Perhaps you meant something else?
A: It's a standard result that $f(x_{k+1}) \leq \left( \frac{\lambda_{n}-\lambda_{1}}{\lambda_{n}+\lambda_{1}} \right)^{2} f(x_{k})$.  However, this is an inequality, not an equation. What actually happens depends on exactly where you start the sequence.   
The usual proof of this is based on the Kantorovich inequality.  You can find it in many textbooks on optimization, e.g. Luenberger and Ye, Linear and Nonlinear Programming, 4th ed., Springer, 2015.  

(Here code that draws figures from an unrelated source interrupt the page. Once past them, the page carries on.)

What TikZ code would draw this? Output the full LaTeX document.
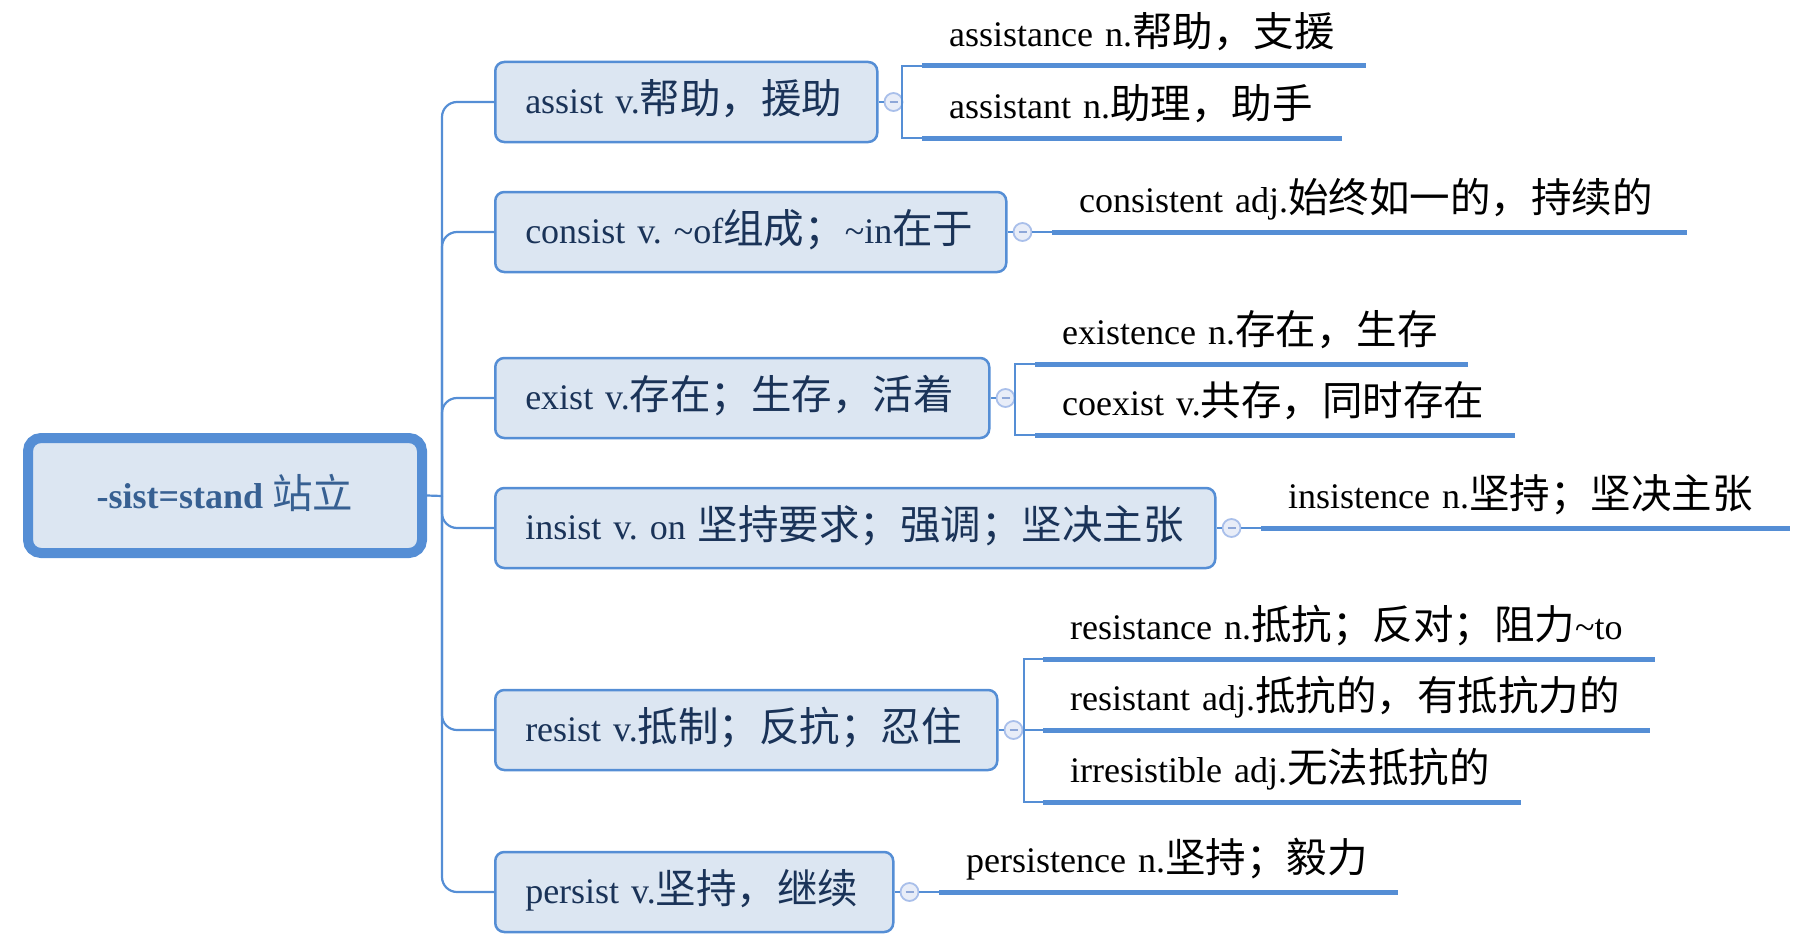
\documentclass[tikz,border=0pt]{standalone}
\usepackage{fontspec}
\setmainfont{Liberation Serif}
\newfontfamily\cjkfont{Noto Sans CJK SC}
\newcommand\zh[1]{{\cjkfont\mdseries\fontsize{40.5}{46}\selectfont #1}}
\frenchspacing
\definecolor{lineblue}{HTML}{558ED5}
\definecolor{boxfill}{HTML}{DCE6F2}
\definecolor{roottext}{HTML}{376092}
\definecolor{childtext}{HTML}{1A3358}
\definecolor{collline}{HTML}{A9BFEA}
\definecolor{collfill}{HTML}{E8EDF8}
\definecolor{collminus}{HTML}{8EA7D8}
\tikzset{
  conn/.style={draw=lineblue, line width=2.2pt},
  uline/.style={draw=lineblue, line width=5pt},
  rootbox/.style={draw=lineblue, fill=boxfill, line width=10pt, rounded corners=13pt,
    minimum width=394pt, minimum height=115pt, inner sep=0pt,
    text height=30pt, text depth=5pt, text=roottext,
    font=\fontsize{36}{44}\selectfont\bfseries},
  cbox/.style={draw=lineblue, fill=boxfill, line width=2.5pt, rounded corners=9pt,
    anchor=west, minimum height=80pt, inner xsep=30pt, inner ysep=0pt,
    align=left, text height=28pt, text depth=6pt, text=childtext,
    font=\fontsize{36}{44}\selectfont},
  leaf/.style={anchor=south west, inner xsep=27pt, inner ysep=0pt, align=left,
    text height=32pt, text depth=19pt, text=black,
    font=\fontsize{36}{44}\selectfont},
  coll/.style={circle, minimum size=18pt, inner sep=0pt, draw=collline, fill=collfill,
    line width=1.8pt,
    path picture={\draw[collminus, line width=1.6pt]
      ([xshift=-4pt]path picture bounding box.center) --
      ([xshift=4pt]path picture bounding box.center);}},
}
\begin{document}
\begin{tikzpicture}[x=1pt, y=-1pt]
\useasboundingbox (0,0) rectangle (1794,950);

% root
\node[rootbox] (root) at (225,495.5) {-sist=stand \zh{站立}};
\coordinate (hub) at (442,496);

% children
\node[cbox, text width=322pt] (assist) at (494,102) {\mbox{assist v.\zh{帮助，援助}}};
\node[cbox, text width=451pt] (consist) at (494,232) {\mbox{consist v. \textasciitilde of\zh{组成；}\textasciitilde in\zh{在于}}};
\node[cbox, text width=434pt] (exist) at (494,398) {\mbox{exist v.\zh{存在；生存，活着}}};
\node[cbox, text width=660pt] (insist) at (494,528) {\mbox{insist v. on \zh{坚持要求；强调；坚决主张}}};
\node[cbox, text width=442pt] (resist) at (494,730) {\mbox{resist v.\zh{抵制；反抗；忍住}}};
\node[cbox, text width=338pt] (persist) at (494,892) {\mbox{persist v.\zh{坚持，继续}}};

% trunk connectors
\draw[conn] (root.east) -- (hub);
\foreach \c in {assist,consist,exist,insist,resist,persist}
  \draw[conn, rounded corners=15pt] (hub) |- (\c.west);

% collapse circles
\node[coll] (ca) at ([xshift=15pt]assist.east) {};
\node[coll] (cc) at ([xshift=15pt]consist.east) {};
\node[coll] (ce) at ([xshift=15pt]exist.east) {};
\node[coll] (ci) at ([xshift=15pt]insist.east) {};
\node[coll] (cr) at ([xshift=15pt]resist.east) {};
\node[coll] (cp) at ([xshift=15pt]persist.east) {};

% leaves
\node[leaf, text width=390pt] (assistance) at (922,66) {\mbox{assistance n.\zh{帮助，支援}}};
\node[leaf, text width=366pt] (assistant) at (922,138) {\mbox{assistant n.\zh{助理，助手}}};
\node[leaf, text width=581pt] (consistent) at (1052,232) {\mbox{consistent adj.\zh{始终如一的，持续的}}};
\node[leaf, text width=379pt] (existence) at (1035,364) {\mbox{existence n.\zh{存在，生存}}};
\node[leaf, text width=426pt] (coexist) at (1035,435) {\mbox{coexist v.\zh{共存，同时存在}}};
\node[leaf, text width=475pt] (insistence) at (1261,528) {\mbox{insistence n.\zh{坚持；坚决主张}}};
\node[leaf, text width=558pt] (resistance) at (1043,659) {\mbox{resistance n.\zh{抵抗；反对；阻力}\textasciitilde to}};
\node[leaf, text width=553pt] (resistant) at (1043,730) {\mbox{resistant adj.\zh{抵抗的，有抵抗力的}}};
\node[leaf, text width=424pt] (irresistible) at (1043,802) {\mbox{irresistible adj.\zh{无法抵抗的}}};
\node[leaf, text width=405pt] (persistence) at (939,892) {\mbox{persistence n.\zh{坚持；毅力}}};

% brackets
\coordinate (ba) at (902,102);
\coordinate (be) at (1015,398);
\coordinate (br) at (1024,730);

% short connectors box -> circle
\foreach \b/\c in {assist/ca,consist/cc,exist/ce,insist/ci,resist/cr,persist/cp}
  \draw[conn] (\b.east) -- (\c);

% circle -> leaves
\draw[conn] (ca) -- (ba);
\draw[conn] (ba) |- (assistance.south west);
\draw[conn] (ba) |- (assistant.south west);
\draw[conn] (cc) -- (consistent.south west);
\draw[conn] (ce) -- (be);
\draw[conn] (be) |- (existence.south west);
\draw[conn] (be) |- (coexist.south west);
\draw[conn] (ci) -- (insistence.south west);
\draw[conn] (cr) -- (br);
\draw[conn] (br) |- (resistance.south west);
\draw[conn] (br) -- (resistant.south west);
\draw[conn] (br) |- (irresistible.south west);
\draw[conn] (cp) -- (persistence.south west);

% underlines
\foreach \l in {assistance,assistant,consistent,existence,coexist,insistence,resistance,resistant,irresistible,persistence}
  \draw[uline] (\l.south west) -- (\l.south east);
\end{tikzpicture}
\end{document}
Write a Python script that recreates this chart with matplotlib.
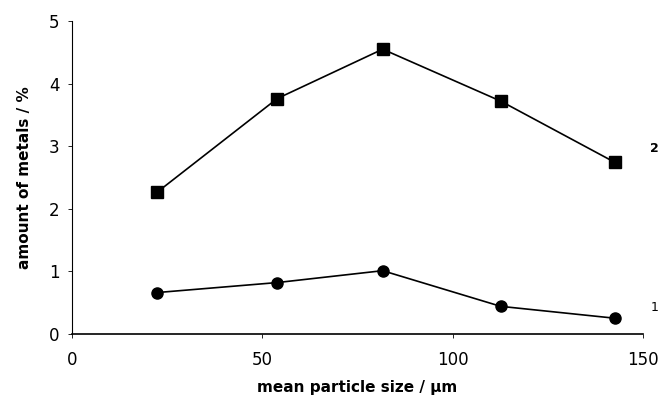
import matplotlib
matplotlib.use("Agg")
import matplotlib.pyplot as plt

size = [22.3, 53.9, 81.6, 112.6, 142.6]
series2 = [2.26, 3.76, 4.55, 3.72, 2.74]
series1 = [0.66, 0.82, 1.01, 0.44, 0.25]
xticks = [0, 50, 100, 150]
yticks = [0, 1, 2, 3, 4, 5]

plt.rcParams['font.family'] = ['DejaVu Sans']
fig = plt.figure(figsize=(6.59, 3.97), dpi=100)
ax = fig.add_axes([0.109, 0.159, 0.867, 0.788])

ax.plot(size, series2, color='black', lw=1.2, marker='s', markersize=8)
ax.plot(size, series1, color='black', lw=1.2, marker='o', markersize=8)

ax.set_xlim(0, 150)
ax.set_ylim(0, 5)
ax.set_xticks(xticks)
ax.set_yticks(yticks)
ax.spines['top'].set_visible(False)
ax.spines['right'].set_visible(False)
ax.spines['left'].set_linewidth(0.8)
ax.spines['bottom'].set_linewidth(1.2)
ax.tick_params(axis='both', labelsize=12, length=3, width=0.6)
ax.tick_params(axis='x', pad=9)
ax.tick_params(axis='y', pad=6)

ax.set_xlabel('mean particle size / µm', fontsize=11, fontweight='bold', labelpad=8)
ax.set_ylabel('amount of metals / %', fontsize=11, fontweight='bold', labelpad=12)

ax.text(153, 2.97, '2', fontsize=9, fontweight='bold', ha='center', va='center', clip_on=False)
ax.text(153, 0.42, '1', fontsize=9, ha='center', va='center', clip_on=False)

fig.savefig('out.png', dpi=100)
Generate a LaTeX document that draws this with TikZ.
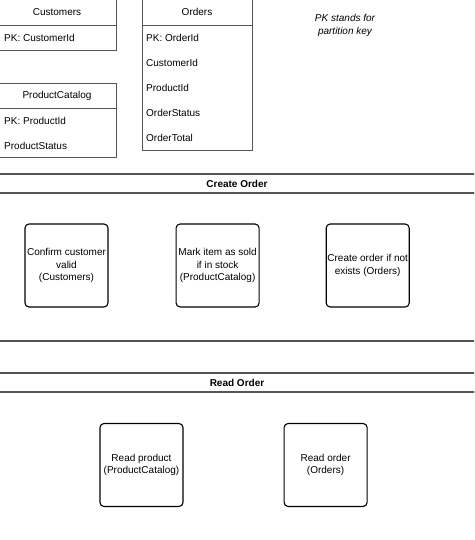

A: Your desired claim is true if you choose
$$
x_0 = [\lambda_1^{-1}, \mathbf{0, \ldots, 0}, \lambda_n^{-1}]^\top.$$
With this modified initial condition, the result follows from induction.
Btw. the proof of the upper bound via Kantorovich's lemma also entails that equality holds in this case of interest.